Meritocracy is a theory of desert; that if you have some characteristic – usually linked to ability – you deserve a position associated with that characteristic, most commonly places at educational institutions and particular jobs. Meritocracy’s Wikipedia entry states that this is in opposition to allocation by

wealth (plutocracy), family connections (nepotism), class privilege (oligarchy), cronyism, popularity (as in democracy) or other historical determinants of social position and political power.

But Wikipedia’s list is too short. Both liberals and social democrats support principles of distribution that are at least in tension with meritocracy.

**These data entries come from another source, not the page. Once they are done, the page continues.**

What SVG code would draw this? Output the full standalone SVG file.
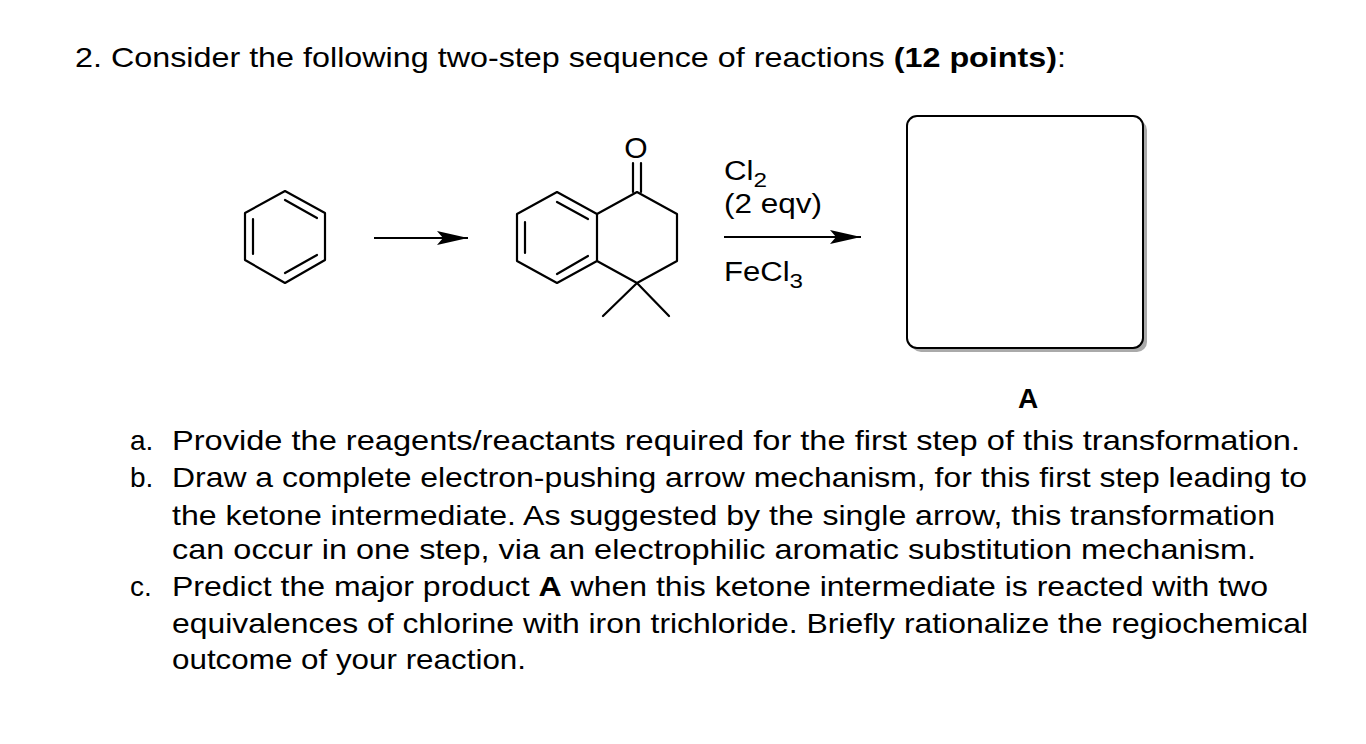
<svg xmlns="http://www.w3.org/2000/svg" width="1366" height="744" viewBox="0 0 1366 744">
<defs>
<marker id="ah" viewBox="0 0 31 14" refX="31" refY="7" markerWidth="31" markerHeight="14" markerUnits="userSpaceOnUse" orient="auto"><path d="M0,0 L31,7 L0,14 L6,7 Z" fill="#000"/></marker>
<style>
.t{font-family:"Liberation Sans",Arial,sans-serif;font-size:28px;fill:#000}
.c{font-family:"Liberation Sans",Arial,sans-serif;font-size:27px;fill:#000}
.b{stroke:#000;stroke-width:2.2;fill:none;stroke-linecap:round;stroke-linejoin:round}
</style>
</defs>
<rect width="1366" height="744" fill="#fff"/>
<text class="t" x="75" y="67" textLength="991" lengthAdjust="spacingAndGlyphs">2. Consider the following two-step sequence of reactions <tspan font-weight="bold">(12 points)</tspan>:</text>
<g id="benzene" class="b">
<path d="M285,191 L325,213 L325,260 L285,283 L245,260 L245,213 Z"/>
<path d="M253,219 L253,254 M285,200 L317,218 M317,255 L285,273"/>
</g>
<g id="ketone">
<g class="b">
<path d="M557,192 L597,214 L597,261 L557,283 L517,261 L517,214 Z"/>
<path d="M525,222 L525,253 M557,202 L588,219 M588,256 L557,274"/>
<path d="M597,214 L637,192 L677,214 L677,261 L637,283 L597,261 M637,283 L603,316 M637,283 L669,316"/>
<path d="M633,192 L633,163 M641,192 L641,163"/>
</g>
<text class="c" x="636" y="158" text-anchor="middle" style="font-size:30px">O</text>
</g>
<g id="connectors">
<line x1="374" y1="238" x2="468" y2="238" stroke="#000" stroke-width="2" marker-end="url(#ah)"/>
<line x1="724" y1="237" x2="861" y2="237" stroke="#000" stroke-width="2" marker-end="url(#ah)"/>
</g>
<g id="reagents">
<text class="c" x="724" y="180" textLength="43" lengthAdjust="spacingAndGlyphs">Cl<tspan font-size="21" dy="7">2</tspan></text>
<text class="c" x="724" y="213" textLength="98" lengthAdjust="spacingAndGlyphs">(2 eqv)</text>
<text class="c" x="724" y="281" textLength="79" lengthAdjust="spacingAndGlyphs">FeCl<tspan font-size="21" dy="7">3</tspan></text>
</g>
<g id="productA">
<rect x="911" y="120" width="236" height="232" rx="10" fill="#aaa"/>
<rect x="907" y="116" width="236" height="232" rx="10" fill="#fff" stroke="#000" stroke-width="2"/>
<text class="t" x="1028" y="408" text-anchor="middle" font-weight="bold">A</text>
</g>
<g id="questions" class="t">
<text x="130" y="450">a.</text><text x="172" y="450" textLength="1128" lengthAdjust="spacingAndGlyphs">Provide the reagents/reactants required for the first step of this transformation.</text>
<text x="130" y="487">b.</text><text x="172" y="487" textLength="1135" lengthAdjust="spacingAndGlyphs">Draw a complete electron-pushing arrow mechanism, for this first step leading to</text>
<text x="172" y="525" textLength="1103" lengthAdjust="spacingAndGlyphs">the ketone intermediate. As suggested by the single arrow, this transformation</text>
<text x="172" y="559" textLength="1084" lengthAdjust="spacingAndGlyphs">can occur in one step, via an electrophilic aromatic substitution mechanism.</text>
<text x="130" y="596">c.</text><text x="172" y="596" textLength="1096" lengthAdjust="spacingAndGlyphs">Predict the major product <tspan font-weight="bold">A</tspan> when this ketone intermediate is reacted with two</text>
<text x="172" y="633" textLength="1136" lengthAdjust="spacingAndGlyphs">equivalences of chlorine with iron trichloride. Briefly rationalize the regiochemical</text>
<text x="172" y="669" textLength="354" lengthAdjust="spacingAndGlyphs">outcome of your reaction.</text>
</g>
</svg>
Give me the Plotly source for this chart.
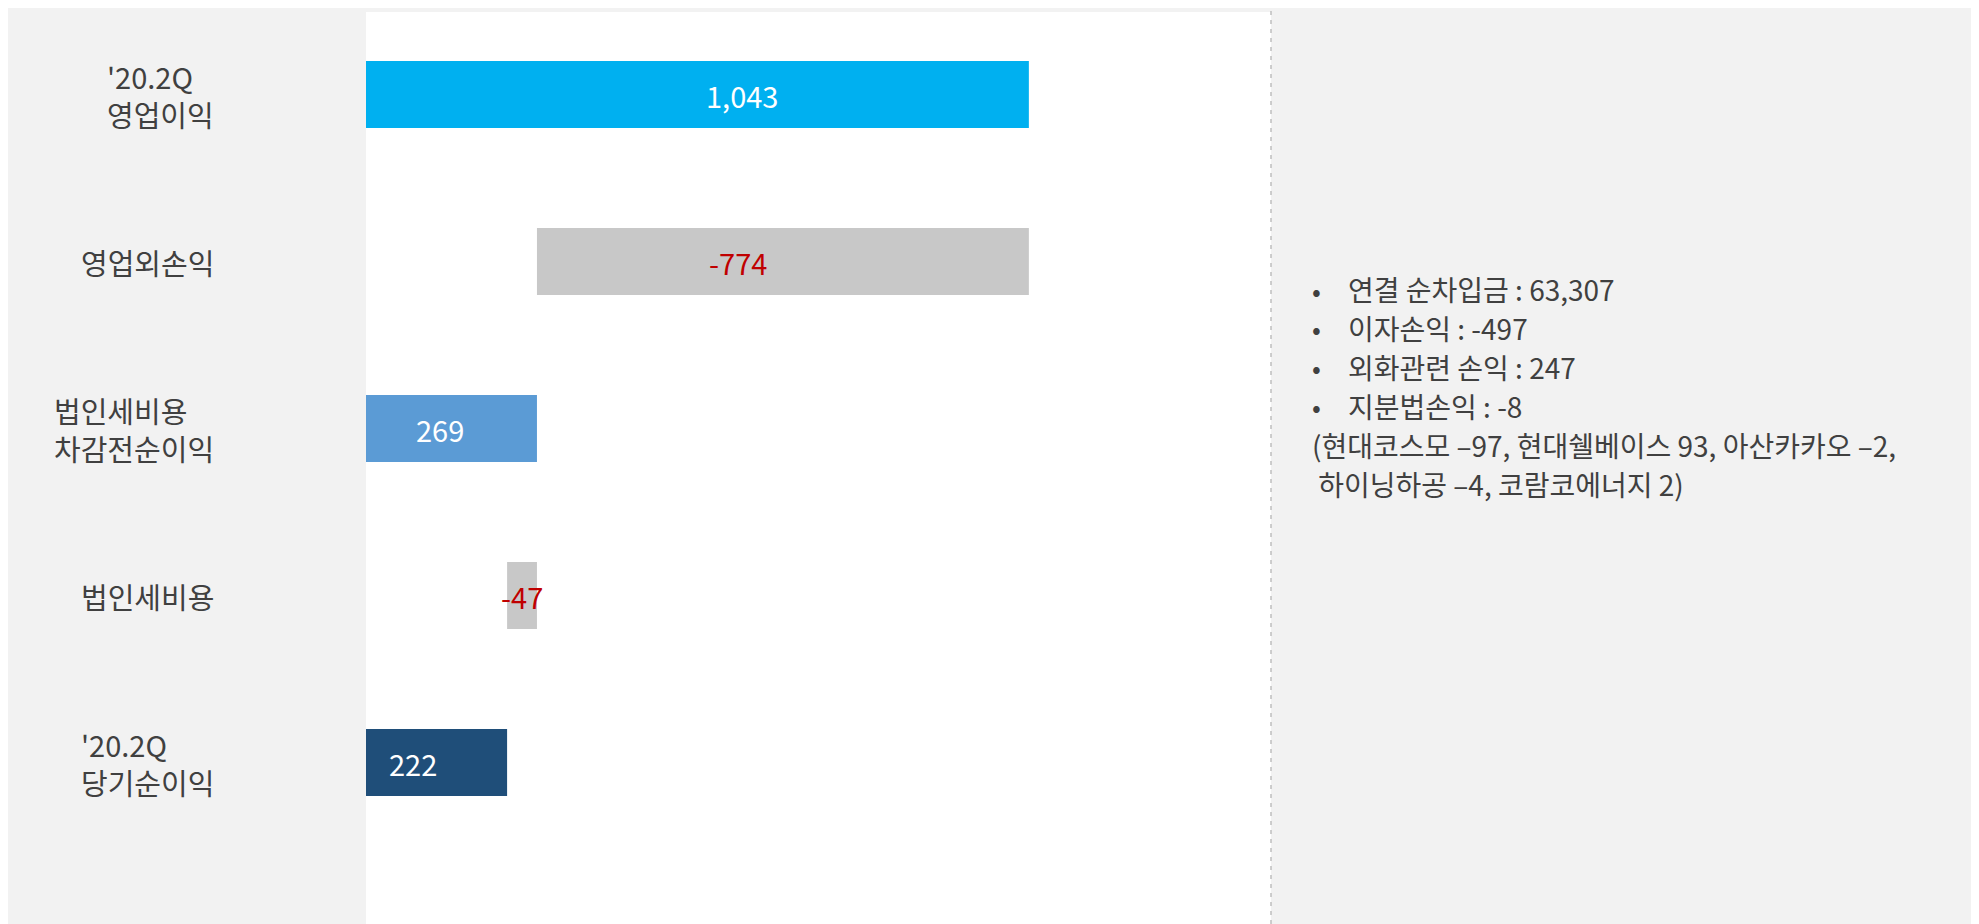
import plotly.graph_objects as go

# 항목 / 값 (억원)
categories = ["'20.2Q<br>영업이익", "영업외손익", "법인세비용<br>차감전순이익", "법인세비용", "'20.2Q<br>당기순이익"]
values = [1043, -774, 269, -47, 222]
is_total = [True, False, True, False, True]
value_labels = ["1,043", "-774", "269", "-47", "222"]

note_lines = ["연결 순차입금 : 63,307", "이자손익 : -497", "외화관련 손익 : 247", "지분법손익 : -8"]
note_detail = ["(현대코스모 –97, 현대쉘베이스 93, 아산카카오 –2,", "&nbsp;하이닝하공 –4, 코람코에너지 2)"]

bar_colors = ["#00B0F0", "#C8C8C8", "#5B9BD5", "#C8C8C8", "#1F4E79"]
label_colors = ["white", "#C00000", "white", "#C00000", "white"]
label_shift = [45, -45, -11, 0, -24]

FONT = "Noto Sans CJK KR"
TXT = "#404040"

# page is drawn with the browser's 8px body margin
W, H = 1971, 916
L, R, T, B = 358, 708, 4, 0
PW, PH = W - L - R, H - T - B
OFF = 8


def px(p):  # page x -> paper
    return (p - OFF - L) / PW


def py(p):  # page y -> paper
    return (H + OFF - B - p) / PH


# waterfall bases
bases = []
running = 0
for v, tot in zip(values, is_total):
    if tot:
        bases.append(0)
        running = v
    else:
        bases.append(running)
        running += v

ys = list(range(len(categories)))

fig = go.Figure()
fig.add_trace(go.Bar(
    y=ys, x=values, base=bases, orientation="h",
    marker=dict(color=bar_colors, line=dict(width=0)),
    width=0.4, hoverinfo="skip", showlegend=False,
))

annotations = []
for i in ys:
    mid = bases[i] + values[i] / 2
    annotations.append(dict(
        x=mid, y=i, xref="x", yref="y", text=value_labels[i], showarrow=False,
        xshift=label_shift[i], xanchor="center", yanchor="middle",
        font=dict(family=FONT, size=29, color=label_colors[i]),
    ))
    annotations.append(dict(
        x=px(216), y=i, xref="paper", yref="y", text=categories[i],
        showarrow=False, xanchor="right", yanchor="middle", align="left",
        font=dict(family=FONT, size=29, color=TXT),
    ))

step = 39 / PH
y0 = py(289)
for k, txt in enumerate(note_lines):
    yy = y0 - k * step
    annotations.append(dict(x=px(1316), y=yy, xref="paper", yref="paper", text="•",
                            showarrow=False, xanchor="center", yanchor="middle",
                            font=dict(family=FONT, size=26, color=TXT)))
    annotations.append(dict(x=px(1346), y=yy, xref="paper", yref="paper", text=txt,
                            showarrow=False, xanchor="left", yanchor="middle",
                            font=dict(family=FONT, size=28, color=TXT)))
for k, txt in enumerate(note_detail):
    yy = y0 - (len(note_lines) + k) * step
    annotations.append(dict(x=px(1310), y=yy, xref="paper", yref="paper", text=txt,
                            showarrow=False, xanchor="left", yanchor="middle",
                            font=dict(family=FONT, size=28, color=TXT)))

shapes = [
    dict(type="line", xref="paper", yref="paper", x0=1, x1=1, y0=0, y1=py(8),
         line=dict(color="#BFBFBF", width=1.5, dash="4px,5px")),
]

fig.update_layout(
    width=W, height=H,
    margin=dict(l=L, r=R, t=T, b=B),
    paper_bgcolor="#F2F2F2", plot_bgcolor="white",
    xaxis=dict(range=[0, 1424], visible=False, fixedrange=True),
    yaxis=dict(range=[4.967, -0.494], visible=False, fixedrange=True),
    annotations=annotations, shapes=shapes,
    font=dict(family=FONT),
)

fig.write_html("out.html")
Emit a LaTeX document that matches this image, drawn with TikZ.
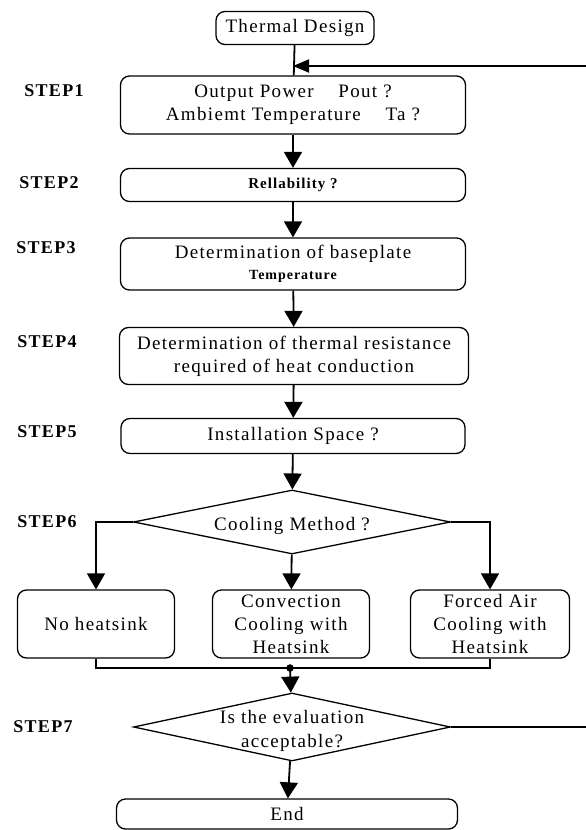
\documentclass[tikz,border=0pt]{standalone}
\usepackage{fontspec}
\setmainfont{Liberation Serif}[LetterSpace=7]
\usetikzlibrary{arrows.meta,shapes.geometric}

\begin{document}
\begin{tikzpicture}[x=1pt,y=-1pt,
	box/.style={draw,rounded corners=9pt,line width=1.3pt,inner sep=0pt,align=center,font=\fontsize{19}{23}\selectfont},
	choice/.style={draw,diamond,line width=1.3pt,inner sep=0pt},
	steptext/.style={font=\bfseries\fontsize{18}{21}\selectfont},
	link/.style={line width=1.8pt},
	flow/.style={line width=1.8pt,-{Triangle[length=16pt,width=18pt]}}]
\path[use as bounding box,clip] (0,0) rectangle (586,830);

% step labels
\foreach \x/\y/\n in {54/91/1,49/183/2,46/248/3,47/342/4,47/432/5,47/522/6,43/727/7}
	\node[steptext] (step\n) at (\x,\y) {STEP\n};

% boxes
\node[box,minimum width=158,minimum height=33] (design) at (295,28) {Thermal Design};
\node[box,minimum width=345,minimum height=58] (power) at (293,105) {Output Power\hspace{1.3em}Pout ?\\Ambiemt Temperature\hspace{1.3em}Ta ?};
\node[box,minimum width=345,minimum height=33,font=\bfseries\fontsize{15}{18}\selectfont] (rel) at (293,185) {Rellability ?};
\node[box,minimum width=345,minimum height=52] (base) at (293,264) {Determination of baseplate\\[-2pt]{\bfseries\fontsize{14}{16}\selectfont Temperature}};
\node[box,minimum width=349,minimum height=57] (resist) at (294,356) {Determination of thermal resistance\\required of heat conduction};
\node[box,minimum width=344,minimum height=35] (space) at (293,436) {Installation Space ?};
\node[choice,minimum width=317,minimum height=64] (method) at (292,522) {};
\node[font=\fontsize{19}{23}\selectfont] (methodtext) at (292,526) {Cooling Method ?};
\node[box,minimum width=157,minimum height=68] (nosink) at (96,624) {No heatsink};
\node[box,minimum width=157,minimum height=68] (conv) at (291,624) {Convection\\Cooling with\\Heatsink};
\node[box,minimum width=159,minimum height=68] (forced) at (490,624) {Forced Air\\Cooling with\\Heatsink};
\node[choice,minimum width=317,minimum height=68] (accept) at (292,727) {};
\node[align=center,font=\fontsize{19}{24}\selectfont] (accepttext) at (292,731) {Is the evaluation\\acceptable?};
\node[box,minimum width=341,minimum height=30] (stop) at (287,814) {End};

\coordinate (merge) at (290,668);
\coordinate (loop) at (293,66);

% arrows
\draw[link] (design) -- (power);
\draw[flow] (power) -- (rel);
\draw[flow] (rel) -- (base);
\draw[flow] (base) -- (resist);
\draw[flow] (resist) -- (space);
\draw[flow] (space) -- (method);
\draw[flow] (method.west) -| (nosink);
\draw[flow] (method) -- (conv);
\draw[flow] (method.east) -| (forced);
\draw[line width=1.2pt] (nosink.south) |- (merge) -| (forced.south);
\filldraw (merge) circle (3.5pt);
\draw[flow] (merge) -- (accept);
\draw[flow] (accept) -- (stop);
\draw[link,-{Triangle[length=16pt,width=13pt]}] (accept.east) -- (600,727) -- (600,66) -- (loop);

\end{tikzpicture}
\end{document}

Don Arthur likes pointing this out in the case of liberalism. Liberalism favours distribution by free exchange, and there is no guarantee that this will match distribution according to personal merit. The market is usually too impersonal to judge directly whether people are intelligent, hard-working, or have any other positive personal attribute. Consumers and producers often know little or nothing about each other. People can be stupid or lazy but lucky, and so reap market rewards. And people can be intelligent and hard-working but unlucky, and so go unrewarded in the market (as recent graduates are about to find out, at least temporarily).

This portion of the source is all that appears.